[Charts and diagrams as code]
--- START ---
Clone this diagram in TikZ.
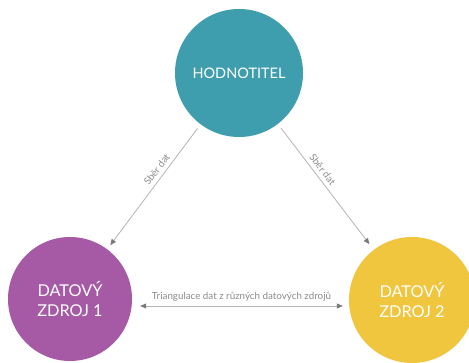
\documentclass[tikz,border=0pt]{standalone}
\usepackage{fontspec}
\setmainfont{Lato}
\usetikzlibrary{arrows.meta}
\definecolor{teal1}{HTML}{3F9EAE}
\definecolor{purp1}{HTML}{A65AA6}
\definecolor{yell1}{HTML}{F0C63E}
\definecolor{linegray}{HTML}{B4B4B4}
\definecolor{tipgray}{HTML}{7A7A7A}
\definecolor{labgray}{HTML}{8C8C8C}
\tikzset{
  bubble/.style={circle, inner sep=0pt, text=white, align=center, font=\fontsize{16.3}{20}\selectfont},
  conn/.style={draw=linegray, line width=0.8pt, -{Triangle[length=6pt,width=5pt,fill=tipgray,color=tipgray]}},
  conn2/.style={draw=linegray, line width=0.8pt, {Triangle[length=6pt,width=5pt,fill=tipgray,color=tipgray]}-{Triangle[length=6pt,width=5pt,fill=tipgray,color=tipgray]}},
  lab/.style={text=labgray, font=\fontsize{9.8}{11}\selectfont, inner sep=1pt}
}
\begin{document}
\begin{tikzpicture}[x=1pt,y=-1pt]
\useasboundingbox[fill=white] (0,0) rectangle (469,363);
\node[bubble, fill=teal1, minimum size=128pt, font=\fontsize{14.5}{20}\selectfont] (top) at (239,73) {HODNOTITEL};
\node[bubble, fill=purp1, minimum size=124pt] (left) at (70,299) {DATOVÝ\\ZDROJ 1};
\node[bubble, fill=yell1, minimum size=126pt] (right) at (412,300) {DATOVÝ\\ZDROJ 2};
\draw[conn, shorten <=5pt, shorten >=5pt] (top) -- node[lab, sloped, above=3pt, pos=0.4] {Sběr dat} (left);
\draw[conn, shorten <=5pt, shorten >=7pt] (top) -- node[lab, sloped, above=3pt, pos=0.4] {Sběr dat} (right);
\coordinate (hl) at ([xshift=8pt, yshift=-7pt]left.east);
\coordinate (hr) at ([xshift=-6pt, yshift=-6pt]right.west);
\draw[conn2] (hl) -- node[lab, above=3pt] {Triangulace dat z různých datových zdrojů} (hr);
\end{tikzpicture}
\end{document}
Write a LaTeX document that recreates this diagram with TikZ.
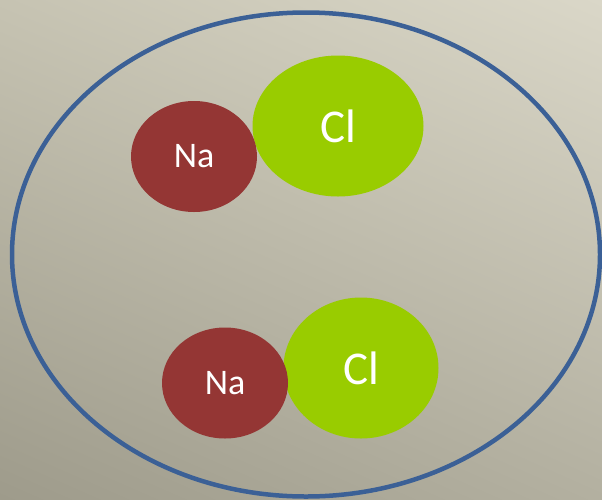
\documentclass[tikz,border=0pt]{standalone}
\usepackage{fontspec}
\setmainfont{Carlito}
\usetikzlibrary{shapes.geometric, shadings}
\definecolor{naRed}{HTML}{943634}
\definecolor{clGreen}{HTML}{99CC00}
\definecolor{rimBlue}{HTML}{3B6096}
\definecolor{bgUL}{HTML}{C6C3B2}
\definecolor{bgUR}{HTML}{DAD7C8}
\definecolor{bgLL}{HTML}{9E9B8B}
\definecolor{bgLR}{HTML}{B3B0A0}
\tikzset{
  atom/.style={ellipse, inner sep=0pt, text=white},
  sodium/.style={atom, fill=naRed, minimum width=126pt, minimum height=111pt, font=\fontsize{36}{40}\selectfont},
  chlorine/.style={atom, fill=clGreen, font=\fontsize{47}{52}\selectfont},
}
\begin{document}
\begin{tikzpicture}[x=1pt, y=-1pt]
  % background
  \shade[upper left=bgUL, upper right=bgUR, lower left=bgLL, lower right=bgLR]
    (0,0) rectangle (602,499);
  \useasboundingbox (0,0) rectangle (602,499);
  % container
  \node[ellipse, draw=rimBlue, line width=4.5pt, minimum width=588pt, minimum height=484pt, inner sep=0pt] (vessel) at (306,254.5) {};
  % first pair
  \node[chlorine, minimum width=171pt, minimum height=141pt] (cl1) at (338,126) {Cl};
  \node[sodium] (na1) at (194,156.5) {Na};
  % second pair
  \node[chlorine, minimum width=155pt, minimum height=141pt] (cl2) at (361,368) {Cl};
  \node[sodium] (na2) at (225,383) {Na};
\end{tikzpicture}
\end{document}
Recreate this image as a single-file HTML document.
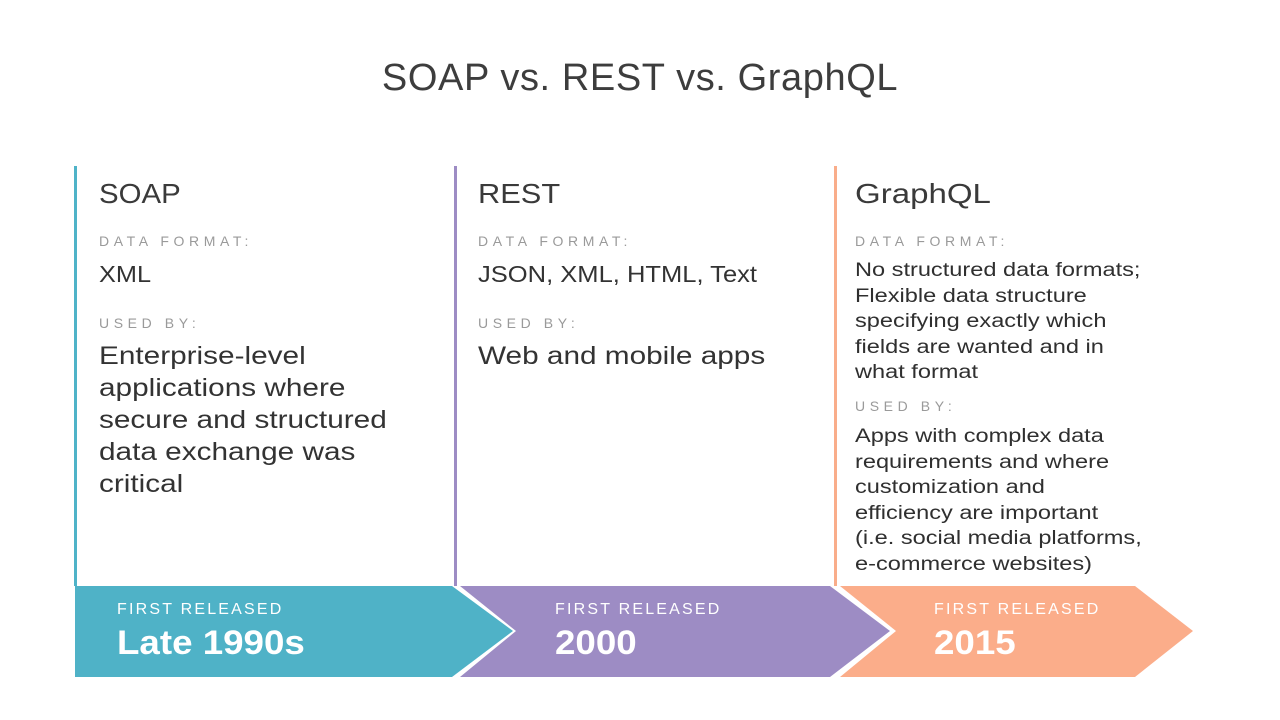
--- END ---
DIRECTIVE:
Transcribe every entry word for word, but skip the pictures.

ANSWER TO THIS EXERCISE:
Clone this diagram in TikZ.
\documentclass[tikz,border=0pt]{standalone}
\usepackage{fontspec}
\setmainfont{Lato}
\usetikzlibrary{arrows.meta}
\definecolor{teal1}{HTML}{3F9EAE}
\definecolor{purp1}{HTML}{A65AA6}
\definecolor{yell1}{HTML}{F0C63E}
\definecolor{linegray}{HTML}{B4B4B4}
\definecolor{tipgray}{HTML}{7A7A7A}
\definecolor{labgray}{HTML}{8C8C8C}
\tikzset{
  bubble/.style={circle, inner sep=0pt, text=white, align=center, font=\fontsize{16.3}{20}\selectfont},
  conn/.style={draw=linegray, line width=0.8pt, -{Triangle[length=6pt,width=5pt,fill=tipgray,color=tipgray]}},
  conn2/.style={draw=linegray, line width=0.8pt, {Triangle[length=6pt,width=5pt,fill=tipgray,color=tipgray]}-{Triangle[length=6pt,width=5pt,fill=tipgray,color=tipgray]}},
  lab/.style={text=labgray, font=\fontsize{9.8}{11}\selectfont, inner sep=1pt}
}
\begin{document}
\begin{tikzpicture}[x=1pt,y=-1pt]
\useasboundingbox[fill=white] (0,0) rectangle (469,363);
\node[bubble, fill=teal1, minimum size=128pt, font=\fontsize{14.5}{20}\selectfont] (top) at (239,73) {HODNOTITEL};
\node[bubble, fill=purp1, minimum size=124pt] (left) at (70,299) {DATOVÝ\\ZDROJ 1};
\node[bubble, fill=yell1, minimum size=126pt] (right) at (412,300) {DATOVÝ\\ZDROJ 2};
\draw[conn, shorten <=5pt, shorten >=5pt] (top) -- node[lab, sloped, above=3pt, pos=0.4] {Sběr dat} (left);
\draw[conn, shorten <=5pt, shorten >=7pt] (top) -- node[lab, sloped, above=3pt, pos=0.4] {Sběr dat} (right);
\coordinate (hl) at ([xshift=8pt, yshift=-7pt]left.east);
\coordinate (hr) at ([xshift=-6pt, yshift=-6pt]right.west);
\draw[conn2] (hl) -- node[lab, above=3pt] {Triangulace dat z různých datových zdrojů} (hr);
\end{tikzpicture}
\end{document}
Write a LaTeX document that recreates this diagram with TikZ.
\documentclass[tikz,border=0pt]{standalone}
\usepackage{fontspec}
\setmainfont{Carlito}
\usetikzlibrary{shapes.geometric, shadings}
\definecolor{naRed}{HTML}{943634}
\definecolor{clGreen}{HTML}{99CC00}
\definecolor{rimBlue}{HTML}{3B6096}
\definecolor{bgUL}{HTML}{C6C3B2}
\definecolor{bgUR}{HTML}{DAD7C8}
\definecolor{bgLL}{HTML}{9E9B8B}
\definecolor{bgLR}{HTML}{B3B0A0}
\tikzset{
  atom/.style={ellipse, inner sep=0pt, text=white},
  sodium/.style={atom, fill=naRed, minimum width=126pt, minimum height=111pt, font=\fontsize{36}{40}\selectfont},
  chlorine/.style={atom, fill=clGreen, font=\fontsize{47}{52}\selectfont},
}
\begin{document}
\begin{tikzpicture}[x=1pt, y=-1pt]
  % background
  \shade[upper left=bgUL, upper right=bgUR, lower left=bgLL, lower right=bgLR]
    (0,0) rectangle (602,499);
  \useasboundingbox (0,0) rectangle (602,499);
  % container
  \node[ellipse, draw=rimBlue, line width=4.5pt, minimum width=588pt, minimum height=484pt, inner sep=0pt] (vessel) at (306,254.5) {};
  % first pair
  \node[chlorine, minimum width=171pt, minimum height=141pt] (cl1) at (338,126) {Cl};
  \node[sodium] (na1) at (194,156.5) {Na};
  % second pair
  \node[chlorine, minimum width=155pt, minimum height=141pt] (cl2) at (361,368) {Cl};
  \node[sodium] (na2) at (225,383) {Na};
\end{tikzpicture}
\end{document}
Recreate this image as a single-file HTML document.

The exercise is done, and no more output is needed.